Increased latency on check processing
Incident Report for Onfido
Postmortem

Summary

From Jan 2nd 2024, 14:28 UTC, until Jan 2nd, 16:06 UTC, there was an increase in Turn Around Time (TaT) for a subset of document checks being processed. The percentage of document reports impacted was as follows:

  • EU: ~50% reports;
  • US: ~40% reports;
  • CA: Not impacted.

The majority of these reports were completed immediately after the problem was resolved.

The remaining that needed manual review were progressively cleared, with all reports completed by Jan 3rd, 2024, 06:00 UTC.

Root Causes

A functional bug was introduced upon releasing a service responsible for processing part of the document check, resulting in incomplete processing of some document reports.

Timeline

Times are displayed in UTC

Jan 2nd 2024

  • 14:28: Our automatic monitoring triggers raising an elevated timeout rate
  • 14:53: Incident is declared once impact has been assessed
  • 15:00: Public status page is created
  • 15:08: We rolled back some services that were released close to the issue starting, as a precaution, to remove potentially impactful changes while investigations continued
  • 15:34: The above-mentioned rollback is finished, but no improvements were observed, so the investigation continues
  • 15:52: The root cause is identified, and so a revert of the faulty code is done
  • 16:04: The revert is complete, and we start processing newly submitted live document reports normally
  • 16:06: Incomplete reports submitted during the incident start to complete

Jan 3rd 2024

  • 06:00: All the affected reports were complete

Remedies

Additional E2E tests are being added to cover relevant edge cases (ETA: Q1 2024).

Review our observability procedures to improve the recovery time for document report processing incidents (ETA: Q2 2024).

Posted Jan 08, 2024 - 18:33 UTC

Resolved
This incident is resolved.
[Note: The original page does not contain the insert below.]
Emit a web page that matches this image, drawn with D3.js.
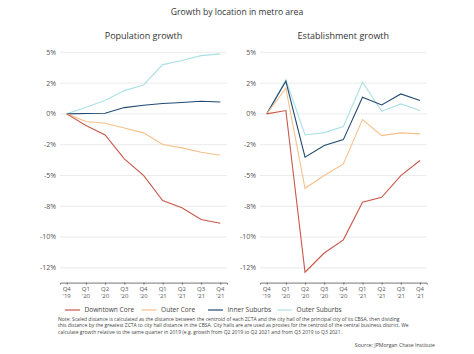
<!DOCTYPE html>
<html>
<head>
<meta charset="utf-8">
<script src="https://cdn.jsdelivr.net/npm/d3@7"></script>
<style>
  body { margin: 0; background: #fff; }
  svg { display: block; font-family: "Open Sans", "Noto Sans", sans-serif; }
</style>
</head>
<body>
<div id="chart"></div>
<script>
// Growth by location in metro area, two panels

const quarters = ["Q4 '19", "Q1 '20", "Q2 '20", "Q3 '20", "Q4 '20", "Q1 '21", "Q2 '21", "Q3 '21", "Q4 '21"];
const seriesNames = ["Downtown Core", "Outer Core", "Inner Suburbs", "Outer Suburbs"];
const seriesColors = ["#c9574b", "#f7c08a", "#234a72", "#ace0e4"];

// values in percent
const popDowntown = [0, -0.95, -1.71, -3.65, -5.0, -7.04, -7.63, -8.58, -8.88];
const popOuterCore = [0, -0.62, -0.76, -1.14, -1.54, -2.49, -2.76, -3.11, -3.36];
const popInner = [0, 0.03, 0.05, 0.51, 0.70, 0.84, 0.92, 1.03, 0.97];
const popOuterSub = [0, 0.54, 1.08, 1.89, 2.35, 4.0, 4.33, 4.73, 4.87];

const estDowntown = [0, 0.27, -12.86, -11.3, -10.23, -7.18, -6.77, -5.01, -3.79];
const estOuterCore = [0, 2.08, -6.04, -5.01, -4.06, -0.46, -1.76, -1.54, -1.62];
const estInner = [0, 2.65, -3.52, -2.57, -2.09, 1.35, 0.73, 1.62, 1.08];
const estOuterSub = [0, 2.78, -1.71, -1.52, -1.03, 2.57, 0.22, 0.81, 0.27];

const yTicks = [5, 2.5, 0, -2.5, -5, -7.5, -10, -12.5];
const yTickLabels = ["5%", "2%", "0%", "-2%", "-5%", "-8%", "-10%", "-12%"];

const noteLines = [
  "Note: Scaled distance is calculated as the distance between the centroid of each ZCTA and the city hall of the principal city of its CBSA, then dividing",
  "this distance by the greatest ZCTA to city hall distance in the CBSA. City halls are are used as proxies for the centroid of the central business district. We",
  "calculate growth relative to the same quarter in 2019 (e.g. growth from Q2 2019 to Q2 2021 and from Q3 2019 to Q3 2021."
];

const panels = [
  { title: "Population growth", left: 60, right: 227, data: [popDowntown, popOuterCore, popInner, popOuterSub] },
  { title: "Establishment growth", left: 260, right: 426.7, data: [estDowntown, estOuterCore, estInner, estOuterSub] }
];

const width = 474, height = 354;

const svg = d3.select('#chart')
  .append('svg')
  .attr('width', width)
  .attr('height', height);

svg.append('text')
  .attr('x', 237)
  .attr('y', 15)
  .attr('text-anchor', 'middle')
  .attr('font-size', 8.6)
  .attr('fill', '#333')
  .text('Growth by location in metro area');

const y = d3.scaleLinear()
  .domain([-13.7, 5])
  .range([282.6, 52.3]);

panels.forEach(p => {
  const x = d3.scalePoint()
    .domain(quarters)
    .range([p.left, p.right])
    .padding(0.35);

  const g = svg.append('g');

  g.append('text')
    .attr('x', (p.left + p.right) / 2)
    .attr('y', 39)
    .attr('text-anchor', 'middle')
    .attr('font-size', 9)
    .attr('fill', '#333')
    .text(p.title);

  // grid lines
  g.selectAll('.grid')
    .data(yTicks)
    .enter()
    .append('line')
    .attr('x1', p.left)
    .attr('x2', p.right)
    .attr('y1', d => y(d))
    .attr('y2', d => y(d))
    .attr('stroke', '#e6e6e6')
    .attr('stroke-width', 0.8);

  g.selectAll('.ylab')
    .data(yTicks)
    .enter()
    .append('text')
    .attr('x', p.left - 4)
    .attr('y', d => y(d))
    .attr('dy', '0.35em')
    .attr('text-anchor', 'end')
    .attr('font-size', 7)
    .attr('fill', '#555')
    .text((d, i) => yTickLabels[i]);

  // x axis
  const xAxis = g.append('g')
    .attr('transform', `translate(0,${y(-13.7)})`)
    .call(d3.axisBottom(x).tickSize(2).tickFormat(''));
  xAxis.select('.domain').attr('stroke', '#666').attr('stroke-width', 0.9);
  xAxis.selectAll('.tick line').attr('stroke', '#666');

  // two-line quarter labels
  quarters.forEach(q => {
    const parts = q.split(' ');
    parts.forEach((s, j) => {
      g.append('text')
        .attr('x', x(q))
        .attr('y', 291 + j * 7.4)
        .attr('text-anchor', 'middle')
        .attr('font-size', 6)
        .attr('fill', '#555')
        .text(s);
    });
  });

  const line = d3.line()
    .x((d, i) => x(quarters[i]))
    .y(d => y(d));

  // draw in reverse order so Downtown Core sits on top
  [3, 2, 1, 0].forEach(k => {
    g.append('path')
      .datum(p.data[k])
      .attr('d', line)
      .attr('fill', 'none')
      .attr('stroke', seriesColors[k])
      .attr('stroke-width', 1.1);
  });
});

// legend
const legendX = [65, 141.5, 208, 277];
const legend = svg.append('g');
seriesNames.forEach((name, i) => {
  legend.append('line')
    .attr('x1', legendX[i])
    .attr('x2', legendX[i] + 15)
    .attr('y1', 310)
    .attr('y2', 310)
    .attr('stroke', seriesColors[i])
    .attr('stroke-width', 1.2);
  legend.append('text')
    .attr('x', legendX[i] + 19.5)
    .attr('y', 310)
    .attr('dy', '0.35em')
    .attr('font-size', 6.6)
    .attr('fill', '#444')
    .text(name);
});

// note and source
svg.append('g')
  .selectAll('text')
  .data(noteLines)
  .enter()
  .append('text')
  .attr('x', 58)
  .attr('y', (d, i) => 321 + i * 6.3)
  .attr('font-size', 5)
  .attr('font-family', '"Liberation Sans Narrow", "Open Sans", sans-serif')
  .attr('fill', '#444')
  .text(d => d);

svg.append('text')
  .attr('x', 435)
  .attr('y', 347)
  .attr('text-anchor', 'end')
  .attr('font-size', 5.2)
  .attr('font-family', '"Liberation Sans Narrow", "Open Sans", sans-serif')
  .attr('fill', '#444')
  .text('Source: JPMorgan Chase Institute');
</script>
</body>
</html>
Most of the reports that were queued as a result of this issue have been cleared and turnaround times are returning to normal. Any remaining queued reports are expected to complete within the next five hours. We apologize for the degraded service.
Posted Jan 02, 2024 - 19:26 UTC
Update
We are continuing to monitor for any further issues.
Posted Jan 02, 2024 - 16:26 UTC
Monitoring
We have implemented a fix for this issue in the EU region.

We are monitoring closely to make sure issue has been resolved and everything is working as expected. Please bear with us while we get back on our feet and we appreciate your patience during this incident.
Posted Jan 02, 2024 - 16:23 UTC
Identified
The issue has been identified and a fix is being implemented.
Posted Jan 02, 2024 - 16:05 UTC
Investigating
We are currently investigating this issue.
Posted Jan 02, 2024 - 15:00 UTC
This incident affected: USA (us.onfido.com) (Document Verification), Canada (ca.onfido.com) (Document Verification), and Europe (onfido.com) (Document Verification).